How Engine Oil Degrades
Even when an engine is running perfectly, the oil begins to lose its effectiveness almost immediately through several simultaneous chemical and mechanical processes. One primary mechanism is thermal breakdown, where the intense heat of the engine causes the oil’s molecules to chemically change, or oxidize, as they react with oxygen. This reaction is accelerated by high temperatures and leads to an increase in the oil’s viscosity, promoting the formation of sludge and varnish. For every 18°F (10°C) increase in temperature above a certain threshold, the rate of this oxidation reaction can nearly double, rapidly reducing the oil’s lifespan.
Engine oil also suffers from mechanical shearing, particularly in areas of high pressure like the interface between the camshaft and valve lifters. Multigrade oils rely on long-chain polymer additives, known as Viscosity Index Improvers, to maintain a stable thickness across a wide temperature range. However, the continuous, intense mechanical stress of the engine physically breaks these polymers down into smaller pieces, resulting in a permanent loss of the oil’s designed viscosity and film strength.
Contamination further compromises the oil’s integrity as combustion byproducts constantly leak past the piston rings. These contaminants include unburnt fuel, soot, and acidic compounds formed when sulfur and nitrogen oxides from combustion mix with moisture. Short trips are especially detrimental because the engine does not reach a high enough temperature for long enough to boil off the water condensation that collects in the crankcase. This moisture reacts with the oil’s chemical additives, accelerating the depletion of the protective compounds and creating corrosive acids that attack metal surfaces.
Consequences of Neglecting Oil Changes
Continued use of degraded oil leads to a cascade of severe mechanical issues, beginning with a significant increase in friction and wear. As the oil’s film strength diminishes, metal-to-metal contact occurs more frequently, accelerating the wear on highly loaded parts like the connecting rod bearings and the crankshaft. This heightened friction not only increases wear but also generates excessive heat, further compounding the problem.

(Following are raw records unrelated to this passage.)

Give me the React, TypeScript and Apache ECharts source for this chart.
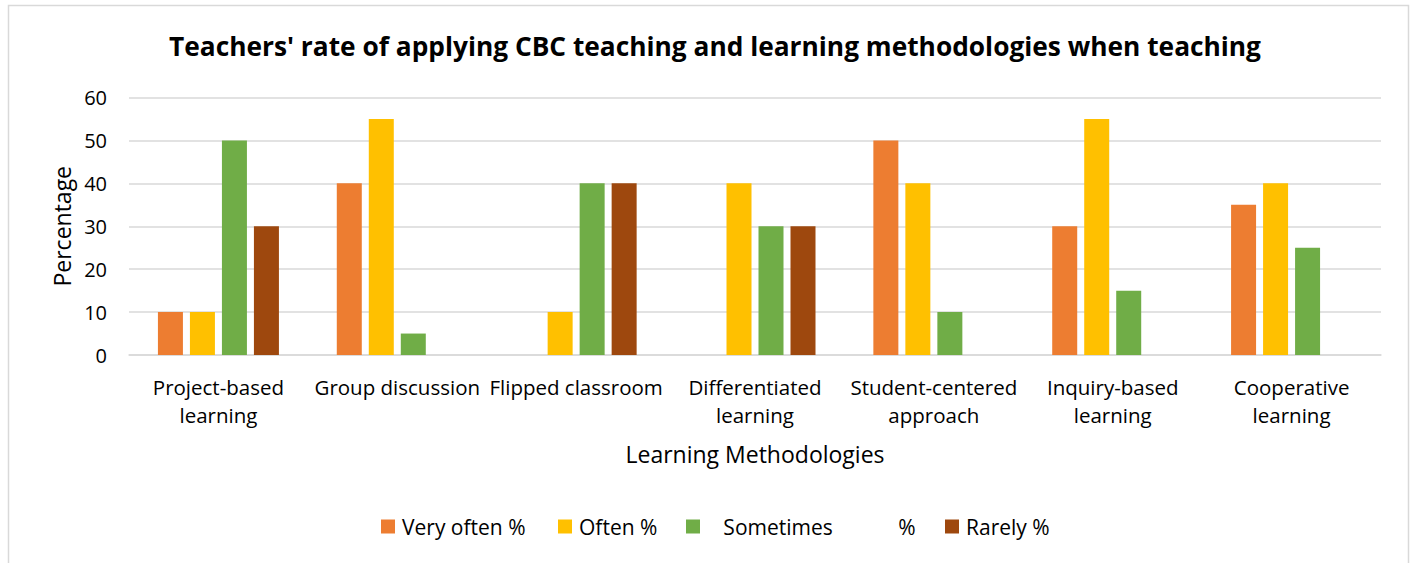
import React, { useEffect, useRef } from "react";
import * as echarts from "echarts";

const categories = [
  "Project-based\nlearning",
  "Group discussion",
  "Flipped classroom",
  "Differentiated\nlearning",
  "Student-centered\napproach",
  "Inquiry-based\nlearning",
  "Cooperative\nlearning",
];
const seriesNames = ["Very often %", "Often %", "   Sometimes            %", "Rarely %"];
const veryOften = [10, 40, 0, 0, 50, 30, 35];
const often = [10, 55, 10, 40, 40, 55, 40];
const sometimes = [50, 5, 40, 30, 10, 15, 25];
const rarely = [30, 0, 40, 30, 0, 0, 0];
const colors = ["#ED7D31", "#FFC000", "#70AD47", "#9E480E"];
const yTicks = { min: 0, max: 60, interval: 10 };

const FONT = "'Open Sans', sans-serif";
const legendLefts = [381, 558, 686, 945];

export default function App() {
  const ref = useRef<HTMLDivElement>(null);
  useEffect(() => {
    if (!ref.current) return;
    const chart = echarts.init(ref.current, null, { renderer: "svg" });
    const values = [veryOften, often, sometimes, rarely];
    chart.setOption({
      animation: false,
      backgroundColor: "#fff",
      textStyle: { fontFamily: FONT },
      title: {
        text: "Teachers' rate of applying CBC teaching and learning methodologies when teaching",
        left: 710,
        top: 28,
        textAlign: "center",
        textStyle: { fontFamily: FONT, fontWeight: "bold", fontSize: 26.3, color: "#000" },
      },
      graphic: [
        {
          type: "rect",
          shape: { x: 8.5, y: 5.5, width: 1400, height: 570 },
          style: { fill: "none", stroke: "#D9D9D9", lineWidth: 1.5 },
          silent: true,
        },
      ],
      legend: seriesNames.map((n, i) => ({
        left: legendLefts[i],
        top: 516,
        padding: 0,
        itemWidth: 14,
        itemHeight: 14,
        icon: "rect",
        textStyle: { fontFamily: FONT, fontSize: 21, color: "#000", padding: [0, 0, 0, 2] },
        data: [n],
      })),
      grid: { left: 129, right: 35, top: 97.5, bottom: 208 },
      xAxis: {
        type: "category",
        data: categories,
        name: "Learning Methodologies",
        nameLocation: "middle",
        nameGap: 87,
        nameTextStyle: { fontFamily: FONT, fontSize: 23, color: "#000" },
        axisLine: { lineStyle: { color: "#D9D9D9", width: 1.5 } },
        axisTick: { show: false },
        axisLabel: {
          interval: 0,
          fontFamily: FONT,
          fontSize: 20.5,
          color: "#000",
          lineHeight: 28,
          margin: 18,
        },
      },
      yAxis: {
        type: "value",
        min: yTicks.min,
        max: yTicks.max,
        interval: yTicks.interval,
        name: "Percentage",
        nameLocation: "middle",
        nameGap: 55,
        nameTextStyle: { fontFamily: FONT, fontSize: 23, color: "#000" },
        axisLine: { show: false },
        axisTick: { show: false },
        axisLabel: { fontFamily: FONT, fontSize: 20, color: "#000", margin: 22 },
        splitLine: { lineStyle: { color: "#D9D9D9", width: 1.5 } },
      },
      series: seriesNames.map((name, i) => ({
        name,
        type: "bar",
        data: values[i],
        barWidth: 25,
        barGap: "28%",
        itemStyle: { color: colors[i] },
      })),
    });
    return () => chart.dispose();
  }, []);
  return (
    <div
      ref={ref}
      style={{ position: "fixed", left: 0, top: 0, width: 1416, height: 563 }}
    />
  );
}
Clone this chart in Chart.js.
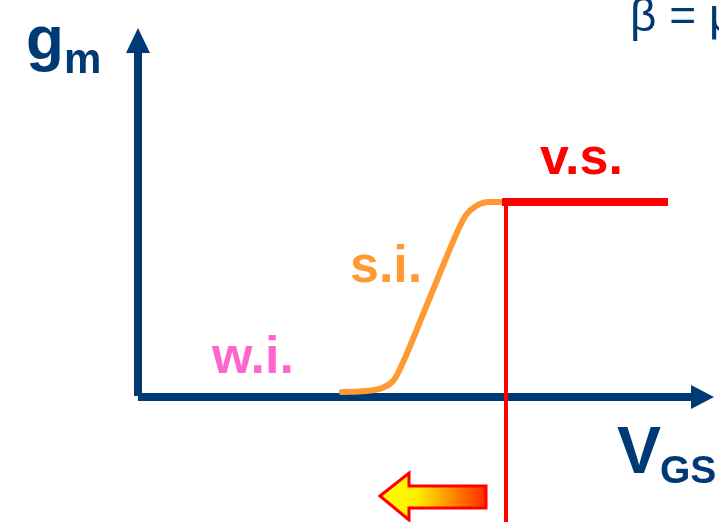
<!DOCTYPE html>
<html>
<head>
<meta charset="utf-8">
<script src="https://cdn.jsdelivr.net/npm/chart.js@4"></script>
<style>
  body { margin: 0; background: #fff; }
  canvas { display: block; }
</style>
</head>
<body>
<canvas id="chart" width="719" height="522"></canvas>
<script>
// g_m versus V_GS, both in arbitrary units (origin at the axes corner)
const curveVgs = [204, 227, 244, 255, 261, 291.5, 322, 328, 338, 351, 364]
const curveGm  = [5, 6, 9, 16, 26, 98.5, 171, 182, 191, 195, 195]

const satVgs = [364, 530]
const satGm  = [195, 195]

const vthVgs = [368, 368]
const vthGm  = [195, -125]

const xAxisVgs = [0, 556]
const yAxisGm  = [1, 346]

const BLUE = '#003a75'
const RED = '#ff0000'
const ORANGE = '#ff9933'
const PINK = '#ff66cc'

const labels = [
  { text: 'v.s.', x: 402, y: 223, font: 'bold 52px "Liberation Sans"', color: RED },
  { text: 's.i.', x: 212, y: 115, font: 'bold 52px "Liberation Sans"', color: ORANGE },
  { text: 'w.i.', x: 74, y: 24, font: 'bold 52px "Liberation Sans"', color: PINK },
  { text: 'g', x: -112, y: 338, font: 'bold 62px "Liberation Sans"', color: BLUE },
  { text: 'm', x: -74, y: 324, font: 'bold 42px "Liberation Sans"', color: BLUE },
  { text: 'V', x: 479, y: -76, font: 'bold 66px "Liberation Sans"', color: BLUE },
  { text: 'GS', x: 522, y: -86, font: 'bold 39px "Liberation Sans"', color: BLUE },
  { text: 'β = μ', x: 492, y: 366, font: '46px "Liberation Sans"', color: BLUE }
]

function pts(xs, ys) {
  return xs.map((x, i) => ({ x: x, y: ys[i] }))
}

const decorations = {
  id: 'decorations',
  afterDatasetsDraw(chart) {
    const ctx = chart.ctx
    const sx = chart.scales.x
    const sy = chart.scales.y
    const px = v => sx.getPixelForValue(v)
    const py = v => sy.getPixelForValue(v)

    ctx.save()
    // axis arrow heads
    ctx.fillStyle = BLUE
    ctx.beginPath()
    ctx.moveTo(px(553), py(12))
    ctx.lineTo(px(576), py(0))
    ctx.lineTo(px(553), py(-12))
    ctx.closePath()
    ctx.fill()
    ctx.beginPath()
    ctx.moveTo(px(-12), py(344))
    ctx.lineTo(px(0), py(369))
    ctx.lineTo(px(12), py(344))
    ctx.closePath()
    ctx.fill()

    // gradient arrow pointing left
    const g = ctx.createLinearGradient(px(242), 0, px(348), 0)
    g.addColorStop(0, '#ffff00')
    g.addColorStop(0.35, '#ffee00')
    g.addColorStop(1, '#ff2a00')
    ctx.beginPath()
    ctx.moveTo(px(242), py(-99))
    ctx.lineTo(px(271), py(-76))
    ctx.lineTo(px(271), py(-89))
    ctx.lineTo(px(348), py(-89))
    ctx.lineTo(px(348), py(-111))
    ctx.lineTo(px(271), py(-111))
    ctx.lineTo(px(271), py(-123))
    ctx.closePath()
    ctx.fillStyle = g
    ctx.fill()
    ctx.lineWidth = 3
    ctx.strokeStyle = RED
    ctx.lineJoin = 'miter'
    ctx.stroke()

    // text
    ctx.textBaseline = 'alphabetic'
    ctx.textAlign = 'left'
    labels.forEach(l => {
      ctx.font = l.font
      ctx.fillStyle = l.color
      ctx.fillText(l.text, px(l.x), py(l.y))
    })
    ctx.restore()
  }
}

new Chart(document.getElementById('chart'), {
  type: 'scatter',
  data: {
    datasets: [{
      data: pts(satVgs, satGm),
      showLine: true,
      borderColor: RED,
      borderWidth: 8,
      borderCapStyle: 'butt',
      pointRadius: 0,
      order: 0
    }, {
      data: pts(vthVgs, vthGm),
      showLine: true,
      borderColor: RED,
      borderWidth: 4,
      pointRadius: 0,
      order: 0
    }, {
      data: pts(curveVgs, curveGm),
      showLine: true,
      borderColor: ORANGE,
      borderWidth: 6,
      cubicInterpolationMode: 'monotone',
      borderCapStyle: 'round',
      pointRadius: 0,
      order: 1
    }, {
      data: pts(xAxisVgs, [0, 0]),
      showLine: true,
      borderColor: BLUE,
      borderWidth: 8,
      pointRadius: 0,
      order: 2
    }, {
      data: pts([0, 0], yAxisGm),
      showLine: true,
      borderColor: BLUE,
      borderWidth: 8,
      pointRadius: 0,
      order: 2
    }]
  },
  options: {
    responsive: false,
    animation: false,
    layout: { padding: 0 },
    plugins: { legend: { display: false }, tooltip: { enabled: false } },
    scales: {
      x: { type: 'linear', min: -138, max: 581, display: false },
      y: { type: 'linear', min: -125, max: 397, display: false }
    }
  },
  plugins: [decorations]
})
</script>
</body>
</html>
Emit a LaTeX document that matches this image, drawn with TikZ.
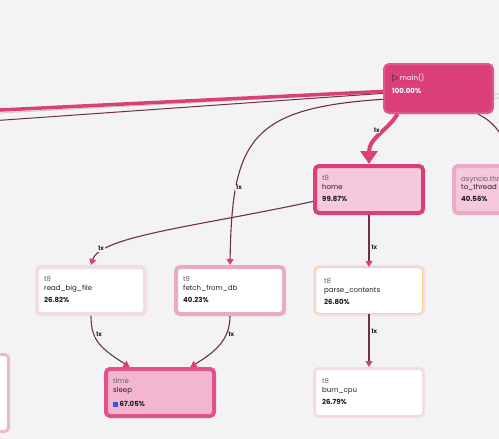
\documentclass[tikz,border=0pt]{standalone}
\usepackage{fontspec}
\setmainfont{Poppins}
\newfontfamily\symfont{DejaVu Sans}
\usetikzlibrary{arrows.meta}

\definecolor{bg}{HTML}{F3F3F3}
\definecolor{hot}{HTML}{DB3F79}
\definecolor{hotrim}{HTML}{E2588D}
\definecolor{rose}{HTML}{F5C9DB}
\definecolor{roseline}{HTML}{EAA9C4}
\definecolor{pale}{HTML}{F4DCE6}
\definecolor{blush}{HTML}{EBB8CD}
\definecolor{sleepfill}{HTML}{F2B7CE}
\definecolor{sleepline}{HTML}{E0528A}
\definecolor{amber}{HTML}{F8D68E}
\definecolor{wine}{HTML}{6E2E4E}
\definecolor{ink}{HTML}{1E1E1E}
\definecolor{cpu}{HTML}{2F5BE0}

\tikzset{
  frame/.style={rectangle, rounded corners=4pt, minimum width=108pt, minimum height=47pt, line width=4pt},
  txt/.style={anchor=north west, inner sep=0pt, align=left, text=ink, font=\fontsize{7}{8.5}\selectfont},
  call/.style={draw=wine, line width=1.1pt, -{Triangle[length=6pt,width=7pt,color=hot]}},
  hits/.style={font=\fontsize{6}{6}\selectfont\bfseries, text=ink, fill=bg, inner sep=0.8pt},
}

\begin{document}
\begin{tikzpicture}[x=1pt,y=-1pt]
\fill[bg] (0,0) rectangle (499,439);
\useasboundingbox (0,0) rectangle (499,439);

% boxes
\node[frame, fill=hot, draw=hotrim, line width=2pt, minimum width=109pt, minimum height=49pt, rounded corners=5pt] (main) at (438.5,88.5) {};
\node[frame, fill=rose, draw=hot] (home) at (369,189.5) {};
\node[frame, fill=rose, draw=roseline] (thread) at (508,189.5) {};
\node[frame, fill=white, draw=pale] (read) at (91,290.5) {};
\node[frame, fill=white, draw=roseline] (fetch) at (230,290.5) {};
\node[frame, fill=white, draw=amber, line width=1pt, minimum width=107pt, minimum height=46pt, preaction={draw=pale, line width=5pt}] (parse) at (369,290.5) {};
\node[frame, fill=sleepfill, draw=sleepline] (sleep) at (160,392.5) {};
\node[frame, fill=white, draw=pale, line width=3pt, minimum width=109pt, minimum height=48pt] (burn) at (369,392.5) {};
\node[frame, fill=white, draw=blush, line width=3pt, minimum height=77pt] (left) at (-45.5,393) {};

% texts
\node[txt, text=white] (main-txt) at ([shift={(9,10.5)}]main.north west) {{\fontsize{8.5}{8.5}\symfont\color{ink}▷}\,main()\\[4.5pt]\bfseries 100.00\%};
\node[txt] (home-txt) at ([shift={(9,11.5)}]home.north west) {{\color{ink!70}t8}\\ home\\[3.2pt]\bfseries 99.87\%};
\node[txt] (thread-txt) at ([shift={(9,11.5)}]thread.north west) {{\color{ink!70}asyncio.threads}\\ to\_thread\\[3.2pt]\bfseries 40.56\%};
\node[txt] (read-txt) at ([shift={(9,11.5)}]read.north west) {{\color{ink!70}t8}\\ read\_big\_file\\[3.2pt]\bfseries 26.82\%};
\node[txt] (fetch-txt) at ([shift={(9,11.5)}]fetch.north west) {{\color{ink!70}t8}\\ fetch\_from\_db\\[3.2pt]\bfseries 40.23\%};
\node[txt] (parse-txt) at ([shift={(9,11.5)}]parse.north west) {{\color{ink!70}t8}\\ parse\_contents\\[3.2pt]\bfseries 26.80\%};
\node[txt] (sleep-txt) at ([shift={(9,11)}]sleep.north west) {{\color{ink!70}time}\\ sleep\\[6pt]{\color{cpu}\rule{4.5pt}{4.5pt}}\ \bfseries 67.05\%};
\node[txt] (burn-txt) at ([shift={(9,11.5)}]burn.north west) {{\color{ink!70}t8}\\ burn\_cpu\\[3.2pt]\bfseries 26.79\%};

% edges leaving the picture
\coordinate (offA) at (-10,110.5);
\coordinate (offB) at (-10,113.5);
\coordinate (offC) at (-10,121);
\coordinate (offD) at (520,93);
\coordinate (offE) at (520,97);
\draw[black!20, line width=1pt] (main.184) -- (offB);
\draw[wine, line width=1pt] (main.185) -- (offC);
\draw[hot, line width=3.5pt] (main.183) -- (offA);
\draw[black!20, line width=1pt] (main.-6) -- (offD);
\draw[black!20, line width=1pt] (main.-10) -- (offE);

% calls
\draw[hot, line width=4pt, -{Triangle[length=13pt,width=17pt]}] (main.212) .. controls (386,132) and (369,138) .. node[hits, left=2pt, pos=.35]{1x} (home.north);
\draw[call] (main.191) .. controls (250,108) and (232,140) .. node[hits, pos=.75, xshift=3pt]{1x} (fetch.north);
\draw[call] (main.-33) .. controls (495,122) and (508,140) .. (thread.north);
\draw[call] (home.192) .. controls (200,226) and (100,236) .. node[hits, pos=.85, above=1pt]{1x} (read.north);
\draw[call] (home.south) -- node[hits, pos=.62, right=1pt]{1x} (parse.north);
\draw[call] (read.south) .. controls (91,340) and (100,348) .. node[hits, pos=.3, right=1pt]{1x} (sleep.140);
\draw[call] (fetch.south) .. controls (230,340) and (215,352) .. node[hits, pos=.3, right=1pt]{1x} (sleep.40);
\draw[call] (parse.south) -- node[hits, pos=.33, right=1pt]{1x} (burn.north);
\end{tikzpicture}
\end{document}
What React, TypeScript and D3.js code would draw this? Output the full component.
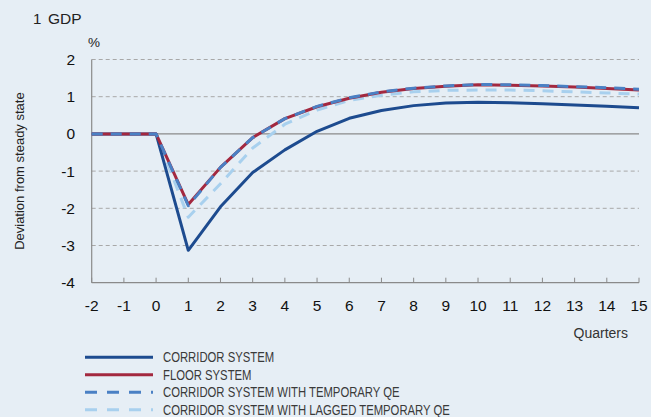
import React from "react";
import * as d3 from "d3";

const quarters = [-2, -1, 0, 1, 2, 3, 4, 5, 6, 7, 8, 9, 10, 11, 12, 13, 14, 15];
const corridor = [0, 0, 0, -3.13, -1.96, -1.04, -0.43, 0.07, 0.42, 0.63, 0.76, 0.83, 0.85, 0.84, 0.81, 0.78, 0.74, 0.70];
const floorSys = [0, 0, 0, -1.9, -0.9, -0.1, 0.41, 0.73, 0.96, 1.12, 1.22, 1.28, 1.32, 1.31, 1.29, 1.26, 1.22, 1.18];
const tempQE = [0, 0, 0, -1.93, -0.9, -0.1, 0.41, 0.74, 0.97, 1.13, 1.23, 1.29, 1.33, 1.32, 1.30, 1.27, 1.24, 1.20];
const laggedQE = [0, 0, 0, -2.24, -1.34, -0.38, 0.26, 0.64, 0.9, 1.04, 1.13, 1.17, 1.18, 1.18, 1.16, 1.13, 1.10, 1.07];
const yTicks = [2, 1, 0, -1, -2, -3, -4];

const seriesNames = [
  "CORRIDOR SYSTEM",
  "FLOOR SYSTEM",
  "CORRIDOR SYSTEM WITH TEMPORARY QE",
  "CORRIDOR SYSTEM WITH LAGGED TEMPORARY QE",
];
const seriesData = [corridor, floorSys, tempQE, laggedQE];
const seriesColors = ["#1d4b8f", "#a3283f", "#4a80c4", "#a8d0ee"];
const seriesDash = ["", "", "11 8", "11 8"];
// draw order: lagged, corridor, floor, tempQE
const drawOrder = [3, 0, 1, 2];

export default function App() {
  const W = 651, H = 417;
  const x = d3.scaleLinear().domain([-2, 15]).range([91.7, 639]);
  const y = d3.scaleLinear().domain([-4, 2]).range([282.7, 59.5]);
  const line = (vals: number[]) =>
    d3.line<number>().x((_, i) => x(quarters[i])).y((v) => y(v))(vals) || "";
  const font = "'Liberation Sans', Arial, sans-serif";

  return (
    <svg width={W} height={H} style={{ position: "absolute", left: 0, top: 0, background: "#e6eef5" }}>
      <rect x={0} y={0} width={W} height={H} fill="#e6eef5" />
      <text x={33} y={24} fontFamily={font} fontSize={15} fill="#222">1</text>
      <text x={48} y={24} fontFamily={font} fontSize={15.5} fill="#222">GDP</text>
      <text x={88} y={47} fontFamily={font} fontSize={13.5} fill="#222">%</text>
      <text
        transform={`translate(24,${(59.5 + 282.7) / 2}) rotate(-90)`}
        textAnchor="middle"
        fontFamily={font}
        fontSize={13}
        fill="#222"
      >
        Deviation from steady state
      </text>
      {yTicks.map((t) => (
        <g key={t}>
          {t !== 0 && t !== -4 && (
            <line x1={x(-2)} x2={x(15)} y1={y(t)} y2={y(t)} stroke="#a8a8a8" strokeWidth={1} strokeDasharray="4 3" />
          )}
          <text x={75} y={y(t) + 5.5} textAnchor="end" fontFamily={font} fontSize={15.5} fill="#111">
            {t}
          </text>
        </g>
      ))}
      <line x1={x(-2)} x2={x(15)} y1={y(0)} y2={y(0)} stroke="#8a8a8a" strokeWidth={1.2} />
      <line x1={x(-2)} x2={x(-2)} y1={y(2)} y2={y(-4)} stroke="#8a8a8a" strokeWidth={1.2} />
      <line x1={x(-2)} x2={x(15)} y1={y(-4)} y2={y(-4)} stroke="#8a8a8a" strokeWidth={1.2} />
      {quarters.map((q) => (
        <g key={q}>
          <line x1={x(q)} x2={x(q)} y1={y(-4)} y2={y(-4) - 5} stroke="#8a8a8a" strokeWidth={1} />
          <text x={x(q)} y={y(-4) + 28} textAnchor="middle" fontFamily={font} fontSize={15.5} fill="#111">
            {q}
          </text>
        </g>
      ))}
      <text x={628} y={338} textAnchor="end" fontFamily={font} fontSize={14} fill="#333">Quarters</text>
      {drawOrder.map((i) => (
        <path
          key={i}
          d={line(seriesData[i])}
          fill="none"
          stroke={seriesColors[i]}
          strokeWidth={3}
          strokeDasharray={seriesDash[i] || undefined}
          strokeLinejoin="round"
        />
      ))}
      {seriesNames.map((n, i) => {
        const ly = 357.2 + i * 17.5;
        return (
          <g key={n}>
            <line x1={85} x2={153} y1={ly} y2={ly} stroke={seriesColors[i]} strokeWidth={3}
              strokeDasharray={seriesDash[i] ? "12 10" : undefined} />
            <text transform={`translate(163,${ly + 5}) scale(0.73,1)`} fontFamily={font} fontSize={15.5} fill="#3a3a3a">{n}</text>
          </g>
        );
      })}
    </svg>
  );
}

A major issue resulting from neglected changes is the formation of sludge, a thick, tar-like residue created by oxidized oil, dirt, and suspended contaminants. Sludge does not flow easily and begins to coat the engine’s internal surfaces, eventually blocking the narrow oil passages and pickup screen. When the oil flow is restricted, critical components are starved of lubrication, leading to premature failure and potentially causing the oil pressure to drop significantly.
The loss of cooling efficiency from old oil also causes the engine to run hotter than designed, which can result in catastrophic thermal damage. Intense overheating can warp precision-machined components like the cylinder head or cause the head gasket to fail, leading to intermixing of oil and coolant. In the worst-case scenario, the complete breakdown of the oil film and the subsequent metal-to-metal contact causes the moving parts to weld together, resulting in an engine seizure that requires a complete engine replacement.
Understanding Oil Change Intervals
Determining the correct oil change interval requires balancing both time and mileage, as the oil degrades regardless of whether the car is driven. Most manufacturers recommend changing the oil at whichever limit is reached first, typically a mileage range or a time period of six to twelve months. The time limit is important because oxidation and moisture contamination occur even when the vehicle is parked or driven only for short distances.
The type of oil used is the most significant factor influencing the mileage interval, with conventional oil generally requiring changes every 3,000 to 5,000 miles. Full synthetic oils offer superior resistance to thermal breakdown and shearing, allowing them to maintain their protective properties for extended intervals, often between 5,000 and 10,000 miles or more. Driving conditions also heavily influence the appropriate timeline, with “severe duty” demanding shorter intervals than normal driving. Severe conditions include frequent short trips, sustained stop-and-go traffic, driving in extreme temperatures, or regularly towing heavy loads.